Short exercise:
Your task is to copy the listing exactly, with the pictures left out.

Source excerpt:

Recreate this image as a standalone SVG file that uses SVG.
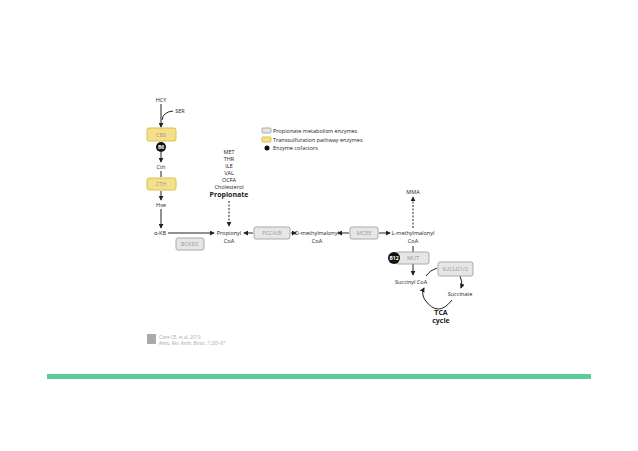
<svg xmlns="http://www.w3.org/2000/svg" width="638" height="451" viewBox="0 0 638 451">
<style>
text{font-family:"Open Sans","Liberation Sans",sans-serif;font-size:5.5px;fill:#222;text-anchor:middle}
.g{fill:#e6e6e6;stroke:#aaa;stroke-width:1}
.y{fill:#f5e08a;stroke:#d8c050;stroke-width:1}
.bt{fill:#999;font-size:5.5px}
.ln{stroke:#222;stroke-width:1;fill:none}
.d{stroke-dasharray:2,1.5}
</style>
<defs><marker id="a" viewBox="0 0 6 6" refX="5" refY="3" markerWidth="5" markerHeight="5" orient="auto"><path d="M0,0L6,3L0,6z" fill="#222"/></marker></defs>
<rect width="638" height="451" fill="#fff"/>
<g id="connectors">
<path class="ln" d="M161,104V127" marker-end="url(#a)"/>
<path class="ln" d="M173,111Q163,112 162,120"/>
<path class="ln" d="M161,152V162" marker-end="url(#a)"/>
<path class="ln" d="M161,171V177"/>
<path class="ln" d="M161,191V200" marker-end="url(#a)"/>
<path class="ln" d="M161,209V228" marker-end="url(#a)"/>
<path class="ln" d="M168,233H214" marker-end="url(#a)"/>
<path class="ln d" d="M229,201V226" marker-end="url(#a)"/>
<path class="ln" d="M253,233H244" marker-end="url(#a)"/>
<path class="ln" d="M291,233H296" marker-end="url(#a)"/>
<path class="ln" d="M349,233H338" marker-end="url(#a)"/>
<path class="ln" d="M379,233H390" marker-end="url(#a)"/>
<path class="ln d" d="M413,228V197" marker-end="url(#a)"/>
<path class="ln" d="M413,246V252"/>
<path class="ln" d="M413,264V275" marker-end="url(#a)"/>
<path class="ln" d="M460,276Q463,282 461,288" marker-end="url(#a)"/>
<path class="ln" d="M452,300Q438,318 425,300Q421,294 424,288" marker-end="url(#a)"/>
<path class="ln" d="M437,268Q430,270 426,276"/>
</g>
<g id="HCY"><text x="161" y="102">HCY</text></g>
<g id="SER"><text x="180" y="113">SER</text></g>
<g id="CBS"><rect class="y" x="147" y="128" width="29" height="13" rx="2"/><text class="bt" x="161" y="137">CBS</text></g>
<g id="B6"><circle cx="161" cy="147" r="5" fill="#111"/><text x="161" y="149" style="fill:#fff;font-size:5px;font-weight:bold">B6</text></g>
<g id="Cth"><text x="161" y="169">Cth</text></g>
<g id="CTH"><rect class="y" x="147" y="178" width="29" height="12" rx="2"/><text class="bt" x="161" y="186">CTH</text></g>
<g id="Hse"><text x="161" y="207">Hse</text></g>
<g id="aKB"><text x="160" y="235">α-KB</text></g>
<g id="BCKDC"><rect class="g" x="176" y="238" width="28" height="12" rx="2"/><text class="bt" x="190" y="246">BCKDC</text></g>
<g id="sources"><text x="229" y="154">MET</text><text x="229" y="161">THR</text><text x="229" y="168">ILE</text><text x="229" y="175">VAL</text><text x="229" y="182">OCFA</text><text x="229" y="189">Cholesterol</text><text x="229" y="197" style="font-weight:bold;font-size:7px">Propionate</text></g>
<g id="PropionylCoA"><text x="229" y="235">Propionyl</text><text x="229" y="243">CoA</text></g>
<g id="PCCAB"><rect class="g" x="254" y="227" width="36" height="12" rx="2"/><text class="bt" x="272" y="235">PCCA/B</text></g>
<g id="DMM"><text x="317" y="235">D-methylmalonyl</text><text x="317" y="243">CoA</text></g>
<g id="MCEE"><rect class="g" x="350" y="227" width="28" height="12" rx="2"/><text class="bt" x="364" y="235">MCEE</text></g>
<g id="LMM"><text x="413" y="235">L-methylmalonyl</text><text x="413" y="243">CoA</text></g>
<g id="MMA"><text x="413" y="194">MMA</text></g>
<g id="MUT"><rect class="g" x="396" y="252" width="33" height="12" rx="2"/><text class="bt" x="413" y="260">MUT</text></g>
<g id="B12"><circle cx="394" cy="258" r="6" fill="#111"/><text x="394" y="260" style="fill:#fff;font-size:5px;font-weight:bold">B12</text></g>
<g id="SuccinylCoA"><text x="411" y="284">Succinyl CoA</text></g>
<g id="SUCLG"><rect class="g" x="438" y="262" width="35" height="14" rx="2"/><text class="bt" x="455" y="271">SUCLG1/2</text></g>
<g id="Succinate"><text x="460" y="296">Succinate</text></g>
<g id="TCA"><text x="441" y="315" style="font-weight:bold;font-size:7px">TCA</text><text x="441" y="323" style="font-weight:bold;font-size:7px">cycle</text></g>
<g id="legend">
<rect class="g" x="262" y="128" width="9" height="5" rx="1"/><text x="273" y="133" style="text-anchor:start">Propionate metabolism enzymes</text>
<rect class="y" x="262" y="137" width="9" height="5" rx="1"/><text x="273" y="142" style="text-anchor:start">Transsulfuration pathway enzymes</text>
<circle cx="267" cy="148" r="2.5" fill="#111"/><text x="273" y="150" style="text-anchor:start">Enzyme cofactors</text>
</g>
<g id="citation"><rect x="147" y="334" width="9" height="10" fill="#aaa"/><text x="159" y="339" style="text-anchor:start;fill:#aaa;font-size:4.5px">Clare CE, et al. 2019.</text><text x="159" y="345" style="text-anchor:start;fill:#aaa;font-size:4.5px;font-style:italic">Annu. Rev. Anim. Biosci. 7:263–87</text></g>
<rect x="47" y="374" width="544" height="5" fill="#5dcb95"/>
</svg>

Exercise response:
Recreate this image as a standalone SVG file that uses SVG.
<svg xmlns="http://www.w3.org/2000/svg" width="638" height="451" viewBox="0 0 638 451">
<style>
text{font-family:"Open Sans","Liberation Sans",sans-serif;font-size:5.5px;fill:#222;text-anchor:middle}
.g{fill:#e6e6e6;stroke:#aaa;stroke-width:1}
.y{fill:#f5e08a;stroke:#d8c050;stroke-width:1}
.bt{fill:#999;font-size:5.5px}
.ln{stroke:#222;stroke-width:1;fill:none}
.d{stroke-dasharray:2,1.5}
</style>
<defs><marker id="a" viewBox="0 0 6 6" refX="5" refY="3" markerWidth="5" markerHeight="5" orient="auto"><path d="M0,0L6,3L0,6z" fill="#222"/></marker></defs>
<rect width="638" height="451" fill="#fff"/>
<g id="connectors">
<path class="ln" d="M161,104V127" marker-end="url(#a)"/>
<path class="ln" d="M173,111Q163,112 162,120"/>
<path class="ln" d="M161,152V162" marker-end="url(#a)"/>
<path class="ln" d="M161,171V177"/>
<path class="ln" d="M161,191V200" marker-end="url(#a)"/>
<path class="ln" d="M161,209V228" marker-end="url(#a)"/>
<path class="ln" d="M168,233H214" marker-end="url(#a)"/>
<path class="ln d" d="M229,201V226" marker-end="url(#a)"/>
<path class="ln" d="M253,233H244" marker-end="url(#a)"/>
<path class="ln" d="M291,233H296" marker-end="url(#a)"/>
<path class="ln" d="M349,233H338" marker-end="url(#a)"/>
<path class="ln" d="M379,233H390" marker-end="url(#a)"/>
<path class="ln d" d="M413,228V197" marker-end="url(#a)"/>
<path class="ln" d="M413,246V252"/>
<path class="ln" d="M413,264V275" marker-end="url(#a)"/>
<path class="ln" d="M460,276Q463,282 461,288" marker-end="url(#a)"/>
<path class="ln" d="M452,300Q438,318 425,300Q421,294 424,288" marker-end="url(#a)"/>
<path class="ln" d="M437,268Q430,270 426,276"/>
</g>
<g id="HCY"><text x="161" y="102">HCY</text></g>
<g id="SER"><text x="180" y="113">SER</text></g>
<g id="CBS"><rect class="y" x="147" y="128" width="29" height="13" rx="2"/><text class="bt" x="161" y="137">CBS</text></g>
<g id="B6"><circle cx="161" cy="147" r="5" fill="#111"/><text x="161" y="149" style="fill:#fff;font-size:5px;font-weight:bold">B6</text></g>
<g id="Cth"><text x="161" y="169">Cth</text></g>
<g id="CTH"><rect class="y" x="147" y="178" width="29" height="12" rx="2"/><text class="bt" x="161" y="186">CTH</text></g>
<g id="Hse"><text x="161" y="207">Hse</text></g>
<g id="aKB"><text x="160" y="235">α-KB</text></g>
<g id="BCKDC"><rect class="g" x="176" y="238" width="28" height="12" rx="2"/><text class="bt" x="190" y="246">BCKDC</text></g>
<g id="sources"><text x="229" y="154">MET</text><text x="229" y="161">THR</text><text x="229" y="168">ILE</text><text x="229" y="175">VAL</text><text x="229" y="182">OCFA</text><text x="229" y="189">Cholesterol</text><text x="229" y="197" style="font-weight:bold;font-size:7px">Propionate</text></g>
<g id="PropionylCoA"><text x="229" y="235">Propionyl</text><text x="229" y="243">CoA</text></g>
<g id="PCCAB"><rect class="g" x="254" y="227" width="36" height="12" rx="2"/><text class="bt" x="272" y="235">PCCA/B</text></g>
<g id="DMM"><text x="317" y="235">D-methylmalonyl</text><text x="317" y="243">CoA</text></g>
<g id="MCEE"><rect class="g" x="350" y="227" width="28" height="12" rx="2"/><text class="bt" x="364" y="235">MCEE</text></g>
<g id="LMM"><text x="413" y="235">L-methylmalonyl</text><text x="413" y="243">CoA</text></g>
<g id="MMA"><text x="413" y="194">MMA</text></g>
<g id="MUT"><rect class="g" x="396" y="252" width="33" height="12" rx="2"/><text class="bt" x="413" y="260">MUT</text></g>
<g id="B12"><circle cx="394" cy="258" r="6" fill="#111"/><text x="394" y="260" style="fill:#fff;font-size:5px;font-weight:bold">B12</text></g>
<g id="SuccinylCoA"><text x="411" y="284">Succinyl CoA</text></g>
<g id="SUCLG"><rect class="g" x="438" y="262" width="35" height="14" rx="2"/><text class="bt" x="455" y="271">SUCLG1/2</text></g>
<g id="Succinate"><text x="460" y="296">Succinate</text></g>
<g id="TCA"><text x="441" y="315" style="font-weight:bold;font-size:7px">TCA</text><text x="441" y="323" style="font-weight:bold;font-size:7px">cycle</text></g>
<g id="legend">
<rect class="g" x="262" y="128" width="9" height="5" rx="1"/><text x="273" y="133" style="text-anchor:start">Propionate metabolism enzymes</text>
<rect class="y" x="262" y="137" width="9" height="5" rx="1"/><text x="273" y="142" style="text-anchor:start">Transsulfuration pathway enzymes</text>
<circle cx="267" cy="148" r="2.5" fill="#111"/><text x="273" y="150" style="text-anchor:start">Enzyme cofactors</text>
</g>
<g id="citation"><rect x="147" y="334" width="9" height="10" fill="#aaa"/><text x="159" y="339" style="text-anchor:start;fill:#aaa;font-size:4.5px">Clare CE, et al. 2019.</text><text x="159" y="345" style="text-anchor:start;fill:#aaa;font-size:4.5px;font-style:italic">Annu. Rev. Anim. Biosci. 7:263–87</text></g>
<rect x="47" y="374" width="544" height="5" fill="#5dcb95"/>
</svg>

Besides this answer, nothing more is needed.